**WHAT YOU SHOULD DO:** Return the count of lines with the string "image" in them, and nothing else.

**DATA SHOWN:**
____________________

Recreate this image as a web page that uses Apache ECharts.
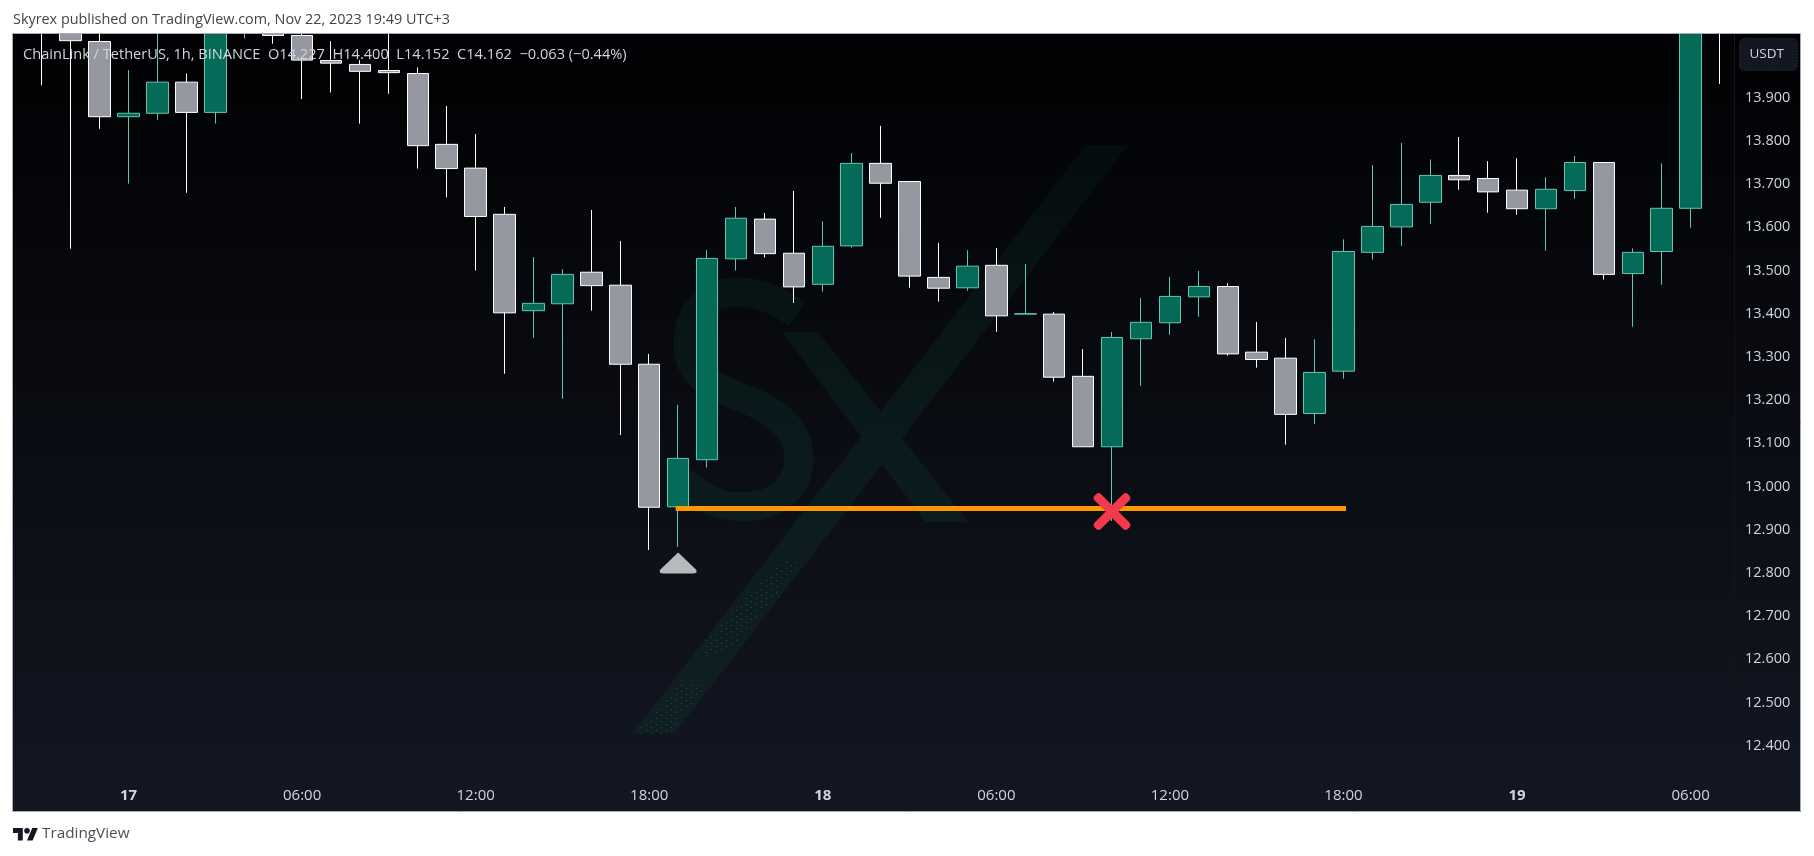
<!DOCTYPE html>
<html>
<head>
<meta charset="utf-8">
<style>html,body{margin:0;padding:0;background:#fff}#c{width:1814px;height:856px}</style>
<script src="https://cdn.jsdelivr.net/npm/echarts@6/dist/echarts.min.js"></script>
</head>
<body>
<div id="c"></div>
<script>
const categories = ["21:00","22:00","23:00","17","01:00","02:00","03:00","04:00","05:00","06:00","07:00","08:00","09:00","10:00","11:00","12:00","13:00","14:00","15:00","16:00","17:00","18:00","19:00","20:00","21:00","22:00","23:00","18","01:00","02:00","03:00","04:00","05:00","06:00","07:00","08:00","09:00","10:00","11:00","12:00","13:00","14:00","15:00","16:00","17:00","18:00","19:00","20:00","21:00","22:00","23:00","19","01:00","02:00","03:00","04:00","05:00","06:00","07:00"];
const dateLabels = ["17","18","19"];
const opens  = [14.3,14.1,14.03,13.856,13.864,13.936,13.866,14.1,14.2,14.044,13.986,13.977,13.963,13.956,13.792,13.737,13.63,13.407,13.423,13.496,13.466,13.283,12.953,13.062,13.527,13.619,13.54,13.468,13.557,13.748,13.706,13.484,13.46,13.512,13.399,13.399,13.255,13.092,13.342,13.379,13.439,13.463,13.311,13.297,13.169,13.267,13.542,13.601,13.658,13.72,13.713,13.686,13.643,13.685,13.75,13.493,13.544,13.644,14.3];
const closes = [14.2,14.032,13.856,13.864,13.936,13.866,14.1,14.2,14.044,13.987,13.98,13.961,13.958,13.789,13.736,13.625,13.402,13.424,13.491,13.465,13.283,12.952,13.065,13.528,13.621,13.539,13.462,13.556,13.748,13.702,13.487,13.459,13.51,13.395,13.4,13.253,13.092,13.345,13.38,13.44,13.463,13.307,13.294,13.167,13.264,13.544,13.602,13.653,13.72,13.71,13.682,13.643,13.688,13.75,13.491,13.542,13.644,14.1,14.2];
const lows   = [13.929,13.5505,13.828,13.701,13.849,13.68,13.84,14.037,14.025,13.897,13.912,13.84,13.909,13.736,13.669,13.5,13.261,13.344,13.203,13.407,13.119,12.853,12.86,13.044,13.5,13.53,13.425,13.451,13.553,13.622,13.46,13.428,13.453,13.358,13.399,13.243,13.092,12.92,13.233,13.351,13.393,13.303,13.275,13.097,13.145,13.25,13.525,13.557,13.608,13.687,13.634,13.629,13.546,13.666,13.479,13.37,13.467,13.599,13.932];
const highs  = [14.4,14.2,14.1,13.964,14.1,13.956,14.2,14.3,14.3,14.1,14.031,13.987,14.1,13.97,13.881,13.816,13.647,13.531,13.503,13.64,13.568,13.307,13.189,13.547,13.647,13.633,13.684,13.614,13.772,13.835,13.706,13.564,13.547,13.552,13.515,13.404,13.318,13.358,13.436,13.485,13.499,13.471,13.381,13.344,13.341,13.572,13.744,13.795,13.757,13.809,13.753,13.76,13.716,13.765,13.75,13.551,13.748,14.2,14.4];
const levelStart = 22, levelEnd = 45, levelPrice = 12.949;
const failIndex = 37, failPrice = 12.942;
const signalIndex = 22, signalPrice = 12.823;
const publishedText = "Skyrex published on TradingView.com, Nov 22, 2023 19:49 UTC+3";
const legendText = "ChainLink / TetherUS, 1h, BINANCE  O14.227  H14.400  L14.152  C14.162  \u22120.063 (\u22120.44%)";
const uiFont = '"Open Sans", "Noto Sans", sans-serif';

const candles = categories.map((_, i) => [opens[i], closes[i], lows[i], highs[i]]);

const cv = document.createElement('canvas');
cv.width = 10; cv.height = 6;
const cx = cv.getContext('2d');
cx.fillStyle = 'rgba(12,115,88,0.8)';
cx.fillRect(1, 1, 1, 1);
cx.fillRect(6, 4, 1, 1);

echarts.graphic.registerShape('wmX', echarts.graphic.extendPath('M1086 145 L1128 145 L675 733 L633 733Z M782 332 L818 332 L968 522 L926 522Z', {}));
echarts.graphic.registerShape('wmS', echarts.graphic.extendPath('M797 314 C775 298 757 292 738 292 C706 292 688 315 688 345 C688 372 708 385 740 397 C778 411 799 430 799 458 C799 490 772 507 743 507 C720 507 698 497 682 480', {}));
echarts.graphic.registerShape('tvLogo', echarts.graphic.extendPath('M14 22H7V11H0V4h14v18zM28 22h-8l7.5-18h8L28 22z M24 8 a4 4 0 1 1 -8 0 a4 4 0 1 1 8 0z', {}));

const chart = echarts.init(document.getElementById('c'), null, {renderer: 'canvas'});
const wm = new echarts.graphic.LinearGradient(0, 145, 0, 733, [{offset: 0, color: 'rgba(10,72,56,0.12)'}, {offset: 0.55, color: 'rgba(10,72,56,0.24)'}, {offset: 1, color: 'rgba(10,72,56,0.2)'}], true);
chart.setOption({
  animation: false,
  backgroundColor: '#ffffff',
  grid: {left: 27.3, width: 1706.7, top: 34.2, height: 754.7, containLabel: false},
  xAxis: {
    type: 'category', data: categories, boundaryGap: true,
    axisLine: {show: false}, axisTick: {show: false}, splitLine: {show: false},
    axisLabel: {
      interval: (i) => i % 6 === 3,
      margin: -1,
      formatter: (v) => dateLabels.includes(v) ? '{d|' + v + '}' : '{t|' + v + '}',
      rich: {
        d: {color: '#d1d4dc', fontFamily: uiFont, fontSize: 15, fontWeight: 'bold'},
        t: {color: '#d1d4dc', fontFamily: uiFont, fontSize: 15}
      }
    }
  },
  yAxis: {
    type: 'value', position: 'right', min: 12.3, max: 14.047, interval: 0.1,
    axisLine: {show: true, lineStyle: {color: '#12151c'}}, axisTick: {show: false}, splitLine: {show: false},
    axisLabel: {
      margin: 11, color: '#d1d4dc', fontFamily: uiFont, fontSize: 14.5, padding: [2, 0, 0, 0],
      formatter: (v) => (v < 12.35 || v > 13.95) ? '' : v.toFixed(3)
    }
  },
  series: [
    {
      type: 'candlestick', data: candles, barWidth: 22, z: 3,
      itemStyle: {color: '#066a58', color0: '#9598a1', borderColor: '#5cc8b0', borderColor0: '#ffffff', borderColorDoji: '#5cc8b0', borderWidth: 1}
    },
    {
      type: 'line', z: 5, symbol: 'none', silent: true,
      data: [[levelStart, levelPrice], [levelEnd, levelPrice]],
      lineStyle: {color: '#ff9800', width: 5, cap: 'square'}
    },
    {
      type: 'scatter', z: 6, silent: true, symbolSize: 37,
      symbol: 'path://M20 3 L50 33 L80 3 Q86 -2 92 3 L97 8 Q102 14 97 20 L67 50 L97 80 Q102 86 97 92 L92 97 Q86 102 80 97 L50 67 L20 97 Q14 102 8 97 L3 92 Q-2 86 3 80 L33 50 L3 20 Q-2 14 3 8 L8 3 Q14 -2 20 3 Z',
      itemStyle: {color: '#f23a4c', opacity: 1},
      data: [[failIndex, failPrice]]
    },
    {
      type: 'scatter', z: 6, silent: true, symbolSize: [37, 21],
      symbol: 'path://M50 0 L97 80 Q105 100 88 100 L12 100 Q-5 100 3 80 Z',
      itemStyle: {color: '#b8b9bd', opacity: 1},
      data: [[signalIndex, signalPrice]]
    }
  ],
  graphic: [
    {type: 'rect', z: -10, shape: {x: 13, y: 34, width: 1788, height: 778},
      style: {fill: new echarts.graphic.LinearGradient(0, 0, 0, 1, [{offset: 0, color: '#010103'}, {offset: 1, color: '#131722'}])}},
    {type: 'wmX', z: -5, style: {fill: wm}},
    {type: 'wmS', z: -5, style: {fill: 'none', stroke: wm, lineWidth: 29}},
    {type: 'polygon', z: -4, shape: {points: [[783,560],[803,560],[735,645],[722,654],[704,654],[706,640]]}, style: {fill: {image: cv, repeat: 'repeat'}}},
    {type: 'polygon', z: -4, shape: {points: [[679,683],[708,683],[670,734],[636,734]]}, style: {fill: {image: cv, repeat: 'repeat'}}},
    {type: 'rect', z: 40, shape: {x: 0, y: 0, width: 1814, height: 33.5}, style: {fill: '#ffffff'}},
    {type: 'rect', z: 50, shape: {x: 12.5, y: 33.5, width: 1788, height: 778}, style: {fill: 'none', stroke: '#a8abb3', lineWidth: 1}},
    {type: 'text', z: 60, left: 13, top: 12.5, style: {text: publishedText, fill: '#444444', font: '14.4px ' + uiFont}},
    {type: 'text', z: 60, left: 23, top: 47, style: {text: legendText, fill: '#d1d4dc', font: '14.6px ' + uiFont}},
    {type: 'rect', z: 60, shape: {x: 1739.5, y: 38.5, width: 58, height: 32, r: 5}, style: {fill: '#131722', stroke: '#363a45', lineWidth: 1, lineDash: [1, 2]}},
    {type: 'text', z: 61, left: 1749.5, top: 47.5, style: {text: 'USDT', fill: '#d1d4dc', font: '13.5px ' + uiFont}},
    {type: 'tvLogo', z: 60, x: 13, y: 825.2, scaleX: 0.7, scaleY: 0.7, style: {fill: '#131722'}},
    {type: 'text', z: 60, left: 42, top: 826.5, style: {text: 'TradingView', fill: '#4a4e59', font: '15.3px ' + uiFont}}
  ]
});
</script>
</body>
</html>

____________________

**TASK RESULT:** 3